What to do
The material below includes pictures; leave them out and return only the lines between the line containing "Emit a LaTeX" and the line containing "(ring) at (0,0);", inclusive, word for word.

-- Dataset excerpts start --

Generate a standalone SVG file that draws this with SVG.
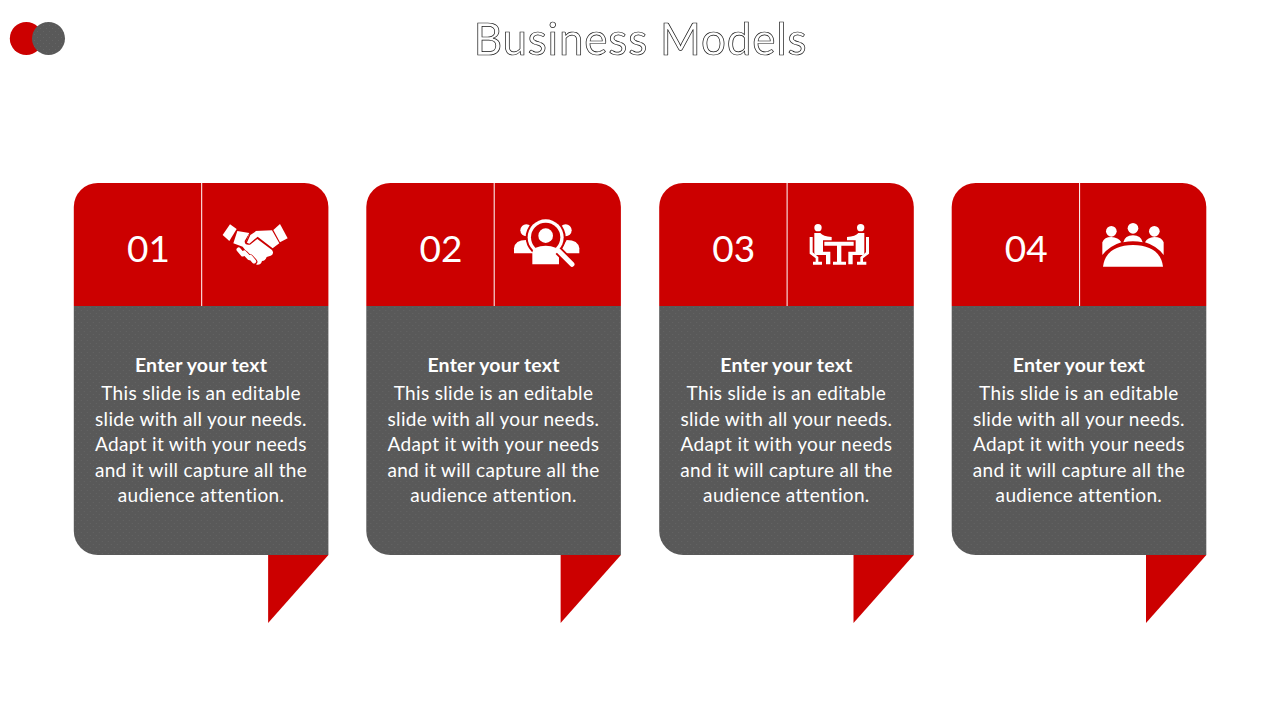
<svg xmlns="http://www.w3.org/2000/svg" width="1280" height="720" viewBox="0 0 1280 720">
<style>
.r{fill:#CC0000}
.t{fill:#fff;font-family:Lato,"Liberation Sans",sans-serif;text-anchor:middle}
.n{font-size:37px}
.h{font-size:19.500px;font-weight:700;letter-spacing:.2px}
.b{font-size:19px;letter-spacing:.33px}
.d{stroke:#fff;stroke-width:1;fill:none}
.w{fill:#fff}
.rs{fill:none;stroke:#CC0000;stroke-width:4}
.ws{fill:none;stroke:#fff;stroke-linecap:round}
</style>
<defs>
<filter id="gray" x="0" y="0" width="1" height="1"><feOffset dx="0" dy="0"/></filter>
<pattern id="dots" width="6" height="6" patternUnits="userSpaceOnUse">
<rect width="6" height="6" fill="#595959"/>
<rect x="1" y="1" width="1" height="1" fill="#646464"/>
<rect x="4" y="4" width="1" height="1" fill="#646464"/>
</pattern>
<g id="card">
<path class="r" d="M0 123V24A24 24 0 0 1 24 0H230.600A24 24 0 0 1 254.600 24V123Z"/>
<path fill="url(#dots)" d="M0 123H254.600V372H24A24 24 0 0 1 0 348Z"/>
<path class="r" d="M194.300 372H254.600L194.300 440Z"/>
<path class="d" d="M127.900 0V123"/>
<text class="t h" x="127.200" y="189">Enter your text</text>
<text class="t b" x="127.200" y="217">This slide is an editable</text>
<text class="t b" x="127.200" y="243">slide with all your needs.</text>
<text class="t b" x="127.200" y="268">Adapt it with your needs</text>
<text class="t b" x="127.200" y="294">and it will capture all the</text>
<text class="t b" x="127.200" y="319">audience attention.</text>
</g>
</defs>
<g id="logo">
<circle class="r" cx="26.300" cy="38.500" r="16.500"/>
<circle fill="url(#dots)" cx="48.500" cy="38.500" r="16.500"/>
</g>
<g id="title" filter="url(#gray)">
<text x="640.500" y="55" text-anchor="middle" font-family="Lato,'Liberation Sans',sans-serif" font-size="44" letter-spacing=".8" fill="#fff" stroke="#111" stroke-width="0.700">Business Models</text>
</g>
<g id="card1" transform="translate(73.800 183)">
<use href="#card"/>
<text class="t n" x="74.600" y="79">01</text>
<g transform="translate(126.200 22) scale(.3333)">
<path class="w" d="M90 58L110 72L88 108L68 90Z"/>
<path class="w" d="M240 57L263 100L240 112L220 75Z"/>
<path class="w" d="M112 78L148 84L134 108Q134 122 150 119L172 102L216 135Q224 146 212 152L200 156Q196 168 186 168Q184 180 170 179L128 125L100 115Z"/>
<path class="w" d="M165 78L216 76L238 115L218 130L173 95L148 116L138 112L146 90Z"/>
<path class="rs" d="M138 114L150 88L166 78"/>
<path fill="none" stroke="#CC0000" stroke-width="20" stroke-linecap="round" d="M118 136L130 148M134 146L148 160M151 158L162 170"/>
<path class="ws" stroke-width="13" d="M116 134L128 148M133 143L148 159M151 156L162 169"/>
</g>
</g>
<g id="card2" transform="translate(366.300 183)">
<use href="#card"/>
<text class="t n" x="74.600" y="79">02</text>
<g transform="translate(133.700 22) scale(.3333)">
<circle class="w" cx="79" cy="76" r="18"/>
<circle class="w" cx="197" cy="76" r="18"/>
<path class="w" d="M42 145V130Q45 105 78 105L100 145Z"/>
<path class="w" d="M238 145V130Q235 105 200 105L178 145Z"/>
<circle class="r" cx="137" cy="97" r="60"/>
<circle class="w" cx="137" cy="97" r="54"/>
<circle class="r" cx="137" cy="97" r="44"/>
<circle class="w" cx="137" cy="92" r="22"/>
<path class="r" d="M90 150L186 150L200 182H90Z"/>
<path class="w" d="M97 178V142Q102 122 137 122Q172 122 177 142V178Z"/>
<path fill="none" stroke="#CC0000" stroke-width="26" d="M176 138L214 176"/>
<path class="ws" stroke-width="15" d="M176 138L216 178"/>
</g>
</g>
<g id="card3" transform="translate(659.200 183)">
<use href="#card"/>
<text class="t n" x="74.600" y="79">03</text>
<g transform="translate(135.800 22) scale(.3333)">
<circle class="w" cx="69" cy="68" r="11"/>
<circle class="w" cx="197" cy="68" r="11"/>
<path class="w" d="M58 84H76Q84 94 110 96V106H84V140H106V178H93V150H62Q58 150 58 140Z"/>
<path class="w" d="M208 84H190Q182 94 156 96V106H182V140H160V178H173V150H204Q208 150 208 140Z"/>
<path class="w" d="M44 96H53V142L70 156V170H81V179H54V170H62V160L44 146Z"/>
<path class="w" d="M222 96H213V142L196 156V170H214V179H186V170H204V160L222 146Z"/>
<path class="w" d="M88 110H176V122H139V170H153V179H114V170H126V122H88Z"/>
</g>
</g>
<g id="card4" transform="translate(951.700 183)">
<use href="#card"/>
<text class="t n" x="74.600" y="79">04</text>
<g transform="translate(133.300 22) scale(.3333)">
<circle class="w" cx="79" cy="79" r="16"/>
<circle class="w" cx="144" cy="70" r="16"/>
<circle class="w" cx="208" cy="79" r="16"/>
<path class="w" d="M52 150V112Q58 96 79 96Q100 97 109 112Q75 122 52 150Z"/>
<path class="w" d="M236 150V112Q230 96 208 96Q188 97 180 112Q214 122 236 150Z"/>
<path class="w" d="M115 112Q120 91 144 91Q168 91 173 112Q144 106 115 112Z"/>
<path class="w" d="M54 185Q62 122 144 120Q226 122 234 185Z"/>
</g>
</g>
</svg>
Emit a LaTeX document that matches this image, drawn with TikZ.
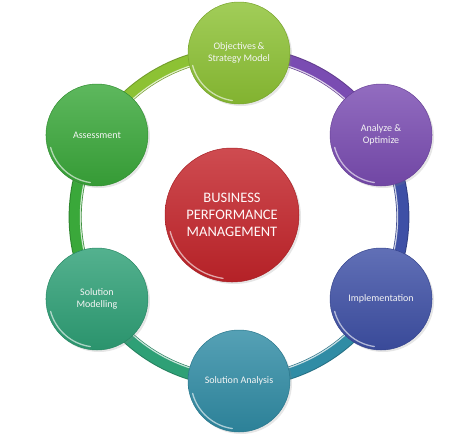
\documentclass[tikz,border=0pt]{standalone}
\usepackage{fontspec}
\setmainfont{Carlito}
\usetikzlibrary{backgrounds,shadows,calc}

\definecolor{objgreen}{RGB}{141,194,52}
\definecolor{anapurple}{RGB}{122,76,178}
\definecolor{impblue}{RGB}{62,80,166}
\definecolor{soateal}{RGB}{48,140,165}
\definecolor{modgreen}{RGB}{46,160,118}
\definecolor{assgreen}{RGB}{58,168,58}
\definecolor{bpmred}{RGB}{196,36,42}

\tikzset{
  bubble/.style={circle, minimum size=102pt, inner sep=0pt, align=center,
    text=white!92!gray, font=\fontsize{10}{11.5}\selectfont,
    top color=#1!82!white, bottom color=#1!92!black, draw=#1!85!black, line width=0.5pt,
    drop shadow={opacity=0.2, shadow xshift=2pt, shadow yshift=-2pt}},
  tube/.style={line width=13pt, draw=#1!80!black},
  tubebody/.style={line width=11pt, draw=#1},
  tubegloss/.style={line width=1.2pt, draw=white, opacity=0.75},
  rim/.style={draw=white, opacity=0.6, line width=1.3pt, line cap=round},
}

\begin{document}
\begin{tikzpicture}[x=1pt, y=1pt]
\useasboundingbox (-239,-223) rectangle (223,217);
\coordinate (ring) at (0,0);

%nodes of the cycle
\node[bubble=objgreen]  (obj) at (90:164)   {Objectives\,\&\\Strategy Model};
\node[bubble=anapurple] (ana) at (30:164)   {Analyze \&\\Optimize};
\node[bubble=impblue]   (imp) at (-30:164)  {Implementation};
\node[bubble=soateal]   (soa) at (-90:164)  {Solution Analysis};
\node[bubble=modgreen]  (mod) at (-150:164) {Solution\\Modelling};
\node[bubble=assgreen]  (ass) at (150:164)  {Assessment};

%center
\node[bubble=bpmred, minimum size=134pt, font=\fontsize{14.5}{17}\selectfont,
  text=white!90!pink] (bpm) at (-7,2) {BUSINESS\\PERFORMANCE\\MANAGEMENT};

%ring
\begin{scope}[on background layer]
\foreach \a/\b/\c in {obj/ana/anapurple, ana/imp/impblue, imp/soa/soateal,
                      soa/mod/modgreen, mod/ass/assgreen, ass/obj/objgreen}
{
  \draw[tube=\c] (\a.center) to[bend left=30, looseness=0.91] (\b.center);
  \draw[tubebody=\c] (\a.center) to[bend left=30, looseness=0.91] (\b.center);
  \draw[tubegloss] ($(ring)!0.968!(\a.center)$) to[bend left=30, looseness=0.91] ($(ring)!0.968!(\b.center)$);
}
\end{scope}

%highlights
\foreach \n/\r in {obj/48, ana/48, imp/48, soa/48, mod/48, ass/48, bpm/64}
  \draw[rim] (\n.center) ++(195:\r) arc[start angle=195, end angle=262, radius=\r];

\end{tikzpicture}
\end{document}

-- Dataset excerpts end --

Task result
Emit a LaTeX document that matches this image, drawn with TikZ.
\documentclass[tikz,border=0pt]{standalone}
\usepackage{fontspec}
\setmainfont{Carlito}
\usetikzlibrary{backgrounds,shadows,calc}

\definecolor{objgreen}{RGB}{141,194,52}
\definecolor{anapurple}{RGB}{122,76,178}
\definecolor{impblue}{RGB}{62,80,166}
\definecolor{soateal}{RGB}{48,140,165}
\definecolor{modgreen}{RGB}{46,160,118}
\definecolor{assgreen}{RGB}{58,168,58}
\definecolor{bpmred}{RGB}{196,36,42}

\tikzset{
  bubble/.style={circle, minimum size=102pt, inner sep=0pt, align=center,
    text=white!92!gray, font=\fontsize{10}{11.5}\selectfont,
    top color=#1!82!white, bottom color=#1!92!black, draw=#1!85!black, line width=0.5pt,
    drop shadow={opacity=0.2, shadow xshift=2pt, shadow yshift=-2pt}},
  tube/.style={line width=13pt, draw=#1!80!black},
  tubebody/.style={line width=11pt, draw=#1},
  tubegloss/.style={line width=1.2pt, draw=white, opacity=0.75},
  rim/.style={draw=white, opacity=0.6, line width=1.3pt, line cap=round},
}

\begin{document}
\begin{tikzpicture}[x=1pt, y=1pt]
\useasboundingbox (-239,-223) rectangle (223,217);
\coordinate (ring) at (0,0);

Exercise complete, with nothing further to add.